Points forts des festivals alternatifs

  • Expérimentations sociales : Gouvernance horizontale, auto-gestion, monnaies locales, zones sans alcool ou consentement renforcé, ces festivals créent des espaces où tester d'autres modes de vie.
  • Une esthétique DIY : L'esthétique de ces festivals est souvent marquée par une recherche d'authenticité brute, loin des lumières artificielles des grands événements commerciaux.
  • Déconnexions volontaires : Situés hors des grandes villes, dans des lieux souvent reculés, ces festivals valorisent les camping autonomes, le retour à la nature ou des programmations artistiques radicalement hors des circuits dominants.

Prenons pour exemple "le Teknival", emblématique des free parties en France depuis les années 1990. Cet événement s'inscrit dans une revendication forte d'accès libre à la musique et à la technologie (sound systems) tout autant que dans la désobéissance face aux cadres institutionnels. Ici, pas d'autorisation légale préalable, mais une volonté d'occuper l’espace public différemment.

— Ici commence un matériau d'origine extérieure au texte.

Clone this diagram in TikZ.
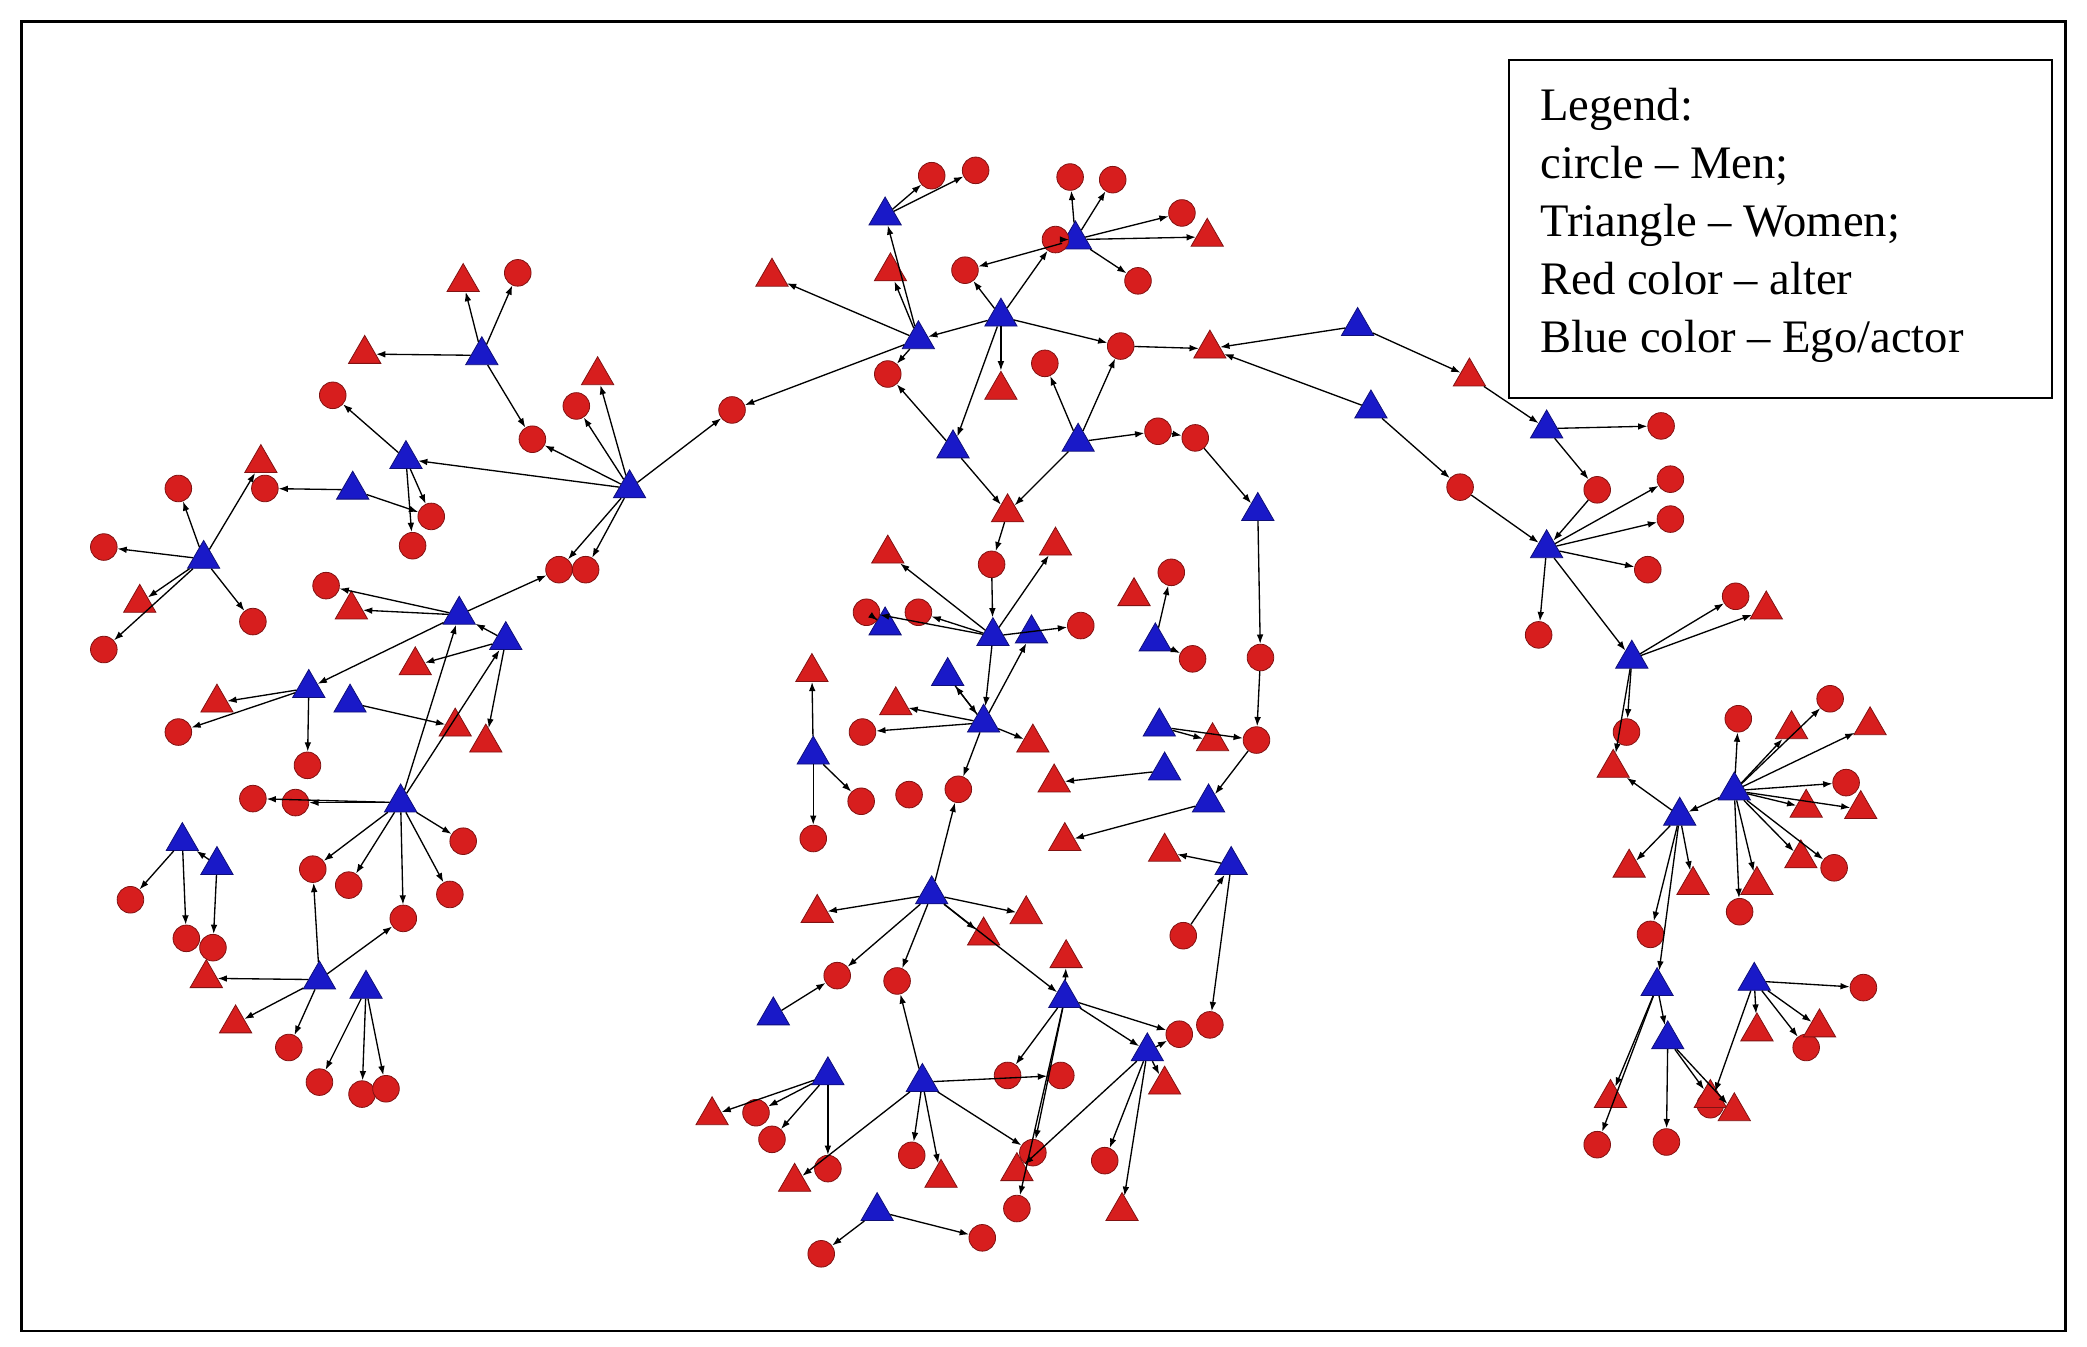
\documentclass[tikz,border=0pt]{standalone}
\usepackage{fontspec}
\setmainfont{Liberation Serif}
\usetikzlibrary{shapes.geometric,arrows.meta}
\definecolor{nred}{RGB}{215,30,30}
\definecolor{nblue}{RGB}{25,25,200}
\tikzset{
 m/.style={circle,fill=nred,draw=nred!60!black,line width=0.3pt,minimum size=10pt,inner sep=0pt},
 w/.style={regular polygon,regular polygon sides=3,fill=nred,draw=nred!60!black,line width=0.3pt,minimum size=14pt,inner sep=0pt},
 eg/.style={regular polygon,regular polygon sides=3,fill=nblue,draw=nblue!60!black,line width=0.3pt,minimum size=14pt,inner sep=0pt},
 e/.style={-{Latex[length=3.5pt,width=2.5pt]},line width=0.5pt,black}
}
\begin{document}
\begin{tikzpicture}[x=0.5pt,y=-0.5pt]
\useasboundingbox (0,0) rectangle (1568,1012);
\fill[white] (0,0) rectangle (1568,1012);
\draw[line width=1pt] (16,16) rectangle (1552,1000);
% blue egos
\foreach \n/\x/\y in {L1/362/267,L2/473/367,L3/305/345,L4/265/368,L5/153/420,L6/345/462,L7/380/481,L8/232/517,L9/263/528,L10/301/603,L11/137/632,L12/163/650,L13/240/736,L14/275/743,
M1/752/238,M2/690/255,M3/808/180,M4/665/162,M5/716/337,M6/810/332,M7/746/478,M8/775/476,M9/665/470,M10/712/508,M11/739/543,M12/868/482,M13/871/546,M14/875/579,M15/908/603,M16/925/650,M17/945/384,M18/611/567,M19/700/672,M20/800/750,M21/581/763,M22/622/808,M23/693/813,M24/862/790,M25/659/910,M26/1020/245,M27/1030/307,
R1/1162/322,R2/1162/412,R3/1226/495,R4/1303/594,R5/1262/613,R6/1245/741,R7/1318/737,R8/1253/781}
 \node[eg] (\n) at (\x,\y) {};
% red circles
\foreach \n/\x/\y in {a1/389/205,a2/250/297,a3/400/330,a4/433/305,a5/550/308,a6/134/367,a7/199/367,a8/324/388,a9/310/410,a10/78/411,a11/245/440,a12/190/467,a13/420/428,a14/440/428,a15/78/488,a16/134/550,a17/231/575,a18/190/600,a19/222/603,a20/348/632,a21/235/653,a22/262/665,a23/338/672,a24/303/690,a25/98/676,a26/140/705,a27/160/712,a28/217/787,a29/240/813,a30/272/822,a31/290/818,
c1/700/132,c2/733/128,c3/804/133,c4/836/135,c5/888/160,c6/725/203,c7/793/180,c8/855/211,c9/667/281,c10/785/273,c11/842/260,c12/870/324,c13/898/329,c14/745/424,c15/651/460,c16/690/460,c17/812/470,c18/896/495,c19/947/494,c20/648/550,c21/647/602,c22/683/597,c23/720/593,c24/944/556,c25/611/630,c26/629/733,c27/674/737,c28/889/703,c29/568/836,c30/580/856,c31/622/878,c32/685/868,c33/757/808,c34/797/808,c35/776/866,c36/764/908,c37/830/872,c38/886/777,c39/909/770,c40/738/930,c41/617/942,c42/880/430,
e1/1248/320,e2/1097/366,e3/1200/368,e4/1255/360,e5/1255/390,e6/1238/428,e7/1156/477,e8/1304/448,e9/1222/550,e10/1306/540,e11/1375/525,e12/1387/588,e13/1378/652,e14/1307/685,e15/1240/702,e16/1400/742,e17/1357/787,e18/1200/860,e19/1252/858,e20/1285/830}
 \node[m] (\n) at (\x,\y) {};
% red triangles
\foreach \n/\x/\y in {b1/348/212,b2/274/266,b3/449/282,b4/196/348,b5/105/453,b6/264/458,b7/312/500,b8/163/528,b9/342/546,b10/365/558,b11/155/735,b12/177/769,
d1/907/178,d2/580/208,d3/669/204,d4/752/293,d5/757/385,d6/667/416,d7/793/410,d8/852/448,d9/610/505,d10/673/530,d11/776/558,d12/792/588,d13/911/557,d14/800/632,d15/875/640,d16/614/686,d17/739/703,d18/771/687,d19/801/720,d20/535/838,d21/597/888,d22/707/885,d23/764/880,d24/843/910,d25/875/815,d26/909/262,d27/1104/283,
f1/1327/458,f2/1212/577,f3/1346/548,f4/1405/545,f5/1357/607,f6/1398/608,f7/1224/652,f8/1272/665,f9/1353/645,f10/1320/665,f11/1320/775,f12/1367/772,f13/1210/825,f14/1285/825,f15/1303/835}
 \node[w] (\n) at (\x,\y) {};
% connectors
\foreach \a/\b in {L1/a1,L1/b1,L1/b2,L1/a3,L2/a3,L2/b3,L2/a4,L2/a5,L2/a13,L2/a14,L2/L3,L3/a8,L3/a9,L3/a2,L4/a7,L4/a8,L5/a6,L5/a10,L5/b5,L5/a12,L5/b4,L5/a15,L6/a11,L6/b6,L6/L8,L6/a13,L7/L6,L7/b7,L7/b10,L8/a16,L8/b8,L8/a17,L9/b9,L10/a18,L10/a19,L10/a20,L10/a21,L10/a22,L10/a23,L10/a24,L10/L7,L10/L6,L11/a25,L11/a26,L12/a27,L13/b11,L13/b12,L13/a28,L13/a21,L14/a29,L14/a30,L14/a31,L13/a24,L12/L11,
M1/M2,M1/c6,M1/c7,M1/d4,M1/c11,M2/d2,M2/d3,M2/a5,M2/c9,M2/M4,M3/c3,M3/c4,M3/c5,M3/d1,M3/c7,M3/c6,M4/c1,M4/c2,M3/c8,c11/d26,M26/d26,M26/d27,M27/d26,M5/c9,M5/d5,M1/M5,M6/d5,M6/c12,M6/c11,M6/c10,c12/c13,c13/M17,M17/c19,d5/c14,c14/M7,M7/c16,M7/c15,M7/d6,M7/c17,M7/d7,M7/M11,M9/c15,M10/M11,M11/c20,M11/d10,M11/d11,M11/c23,M11/M8,M12/c18,M12/c42,M13/d13,M13/c24,M14/d12,M15/d14,M16/d15,M18/d9,M18/c21,M18/c25,M19/c23,M19/d16,M19/c26,M19/c27,M19/d17,M19/d18,M19/M20,M20/d19,M20/c35,M20/c38,M20/c33,M20/M24,M21/c26,M22/c29,M22/d20,M22/c30,M22/c31,M23/c27,M23/c32,M23/d22,M23/c34,M23/c35,M23/d21,M24/c37,M24/d25,M24/d24,M24/c38,M24/d23,M25/c40,M25/c41,M16/c39,c28/M16,c19/c24,c24/M15,M11/M10,M20/c36,
d27/R1,M27/e2,e2/R2,R1/e1,R1/e3,e3/R2,R2/e4,R2/e5,R2/e6,R2/e7,R2/R3,R3/e8,R3/f1,R3/e9,R3/f2,R4/e10,R4/e11,R4/f3,R4/f4,R4/f5,R4/f6,R4/e12,R4/e13,R4/f9,R4/R5,R5/f2,R5/f7,R5/f8,R5/e15,R5/R6,R6/f13,R6/e18,R6/R8,R8/e19,R8/f14,R8/f15,R7/e16,R7/e17,R7/f11,R7/f12,R4/e14,R4/f10,R7/e20}
 \draw[e] (\a) -- (\b);
\node[draw,line width=0.8pt,minimum width=408*0.5pt,minimum height=254*0.5pt,anchor=north west,inner sep=0pt] (leg) at (1133,44) {};
\node[anchor=north west,align=left,font=\fontsize{17.5}{21.8}\selectfont,inner sep=0pt] (legt) at (1157,66) {Legend:\\circle -- Men;\\Triangle -- Women;\\Red color -- alter\\Blue color -- Ego/actor};
\end{tikzpicture}
\end{document}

Quelle place pour l’économie ?

Contrairement aux festivals associatifs ou militants, certains festivals alternatifs rejettent ouvertement la notion même de billetterie. Les ressources peuvent provenir d’un système participatif où chacun donne selon ses moyens. Ces fonctionnements questionnent directement notre rapport à l’argent comme condition d’accès à la culture.

Des porosités entre ces univers

Il serait réducteur d'enfermer définitivement chaque festival dans une case. Beaucoup d'événements empruntent à ces trois types, créant des hybridations intéressantes. Un festival associatif peut avoir une programmation militante (par exemple, Cinephilae en soutien au cinéma féministe), tandis qu'un festival militant peut pleinement adopter les pratiques alternatives comme l'auto-gestion totale.

Ce que ces festivals partagent finalement, c’est cette ambition commune d'imaginer des futurs communs, même si les moyens pour y parvenir diffèrent. Ces espaces deviennent alors des lieux de rencontres improbables, où des chemins diversifiés trouvent à s'entrelacer. Une solidarité fragile mais bien présente bruisse dans leurs marges.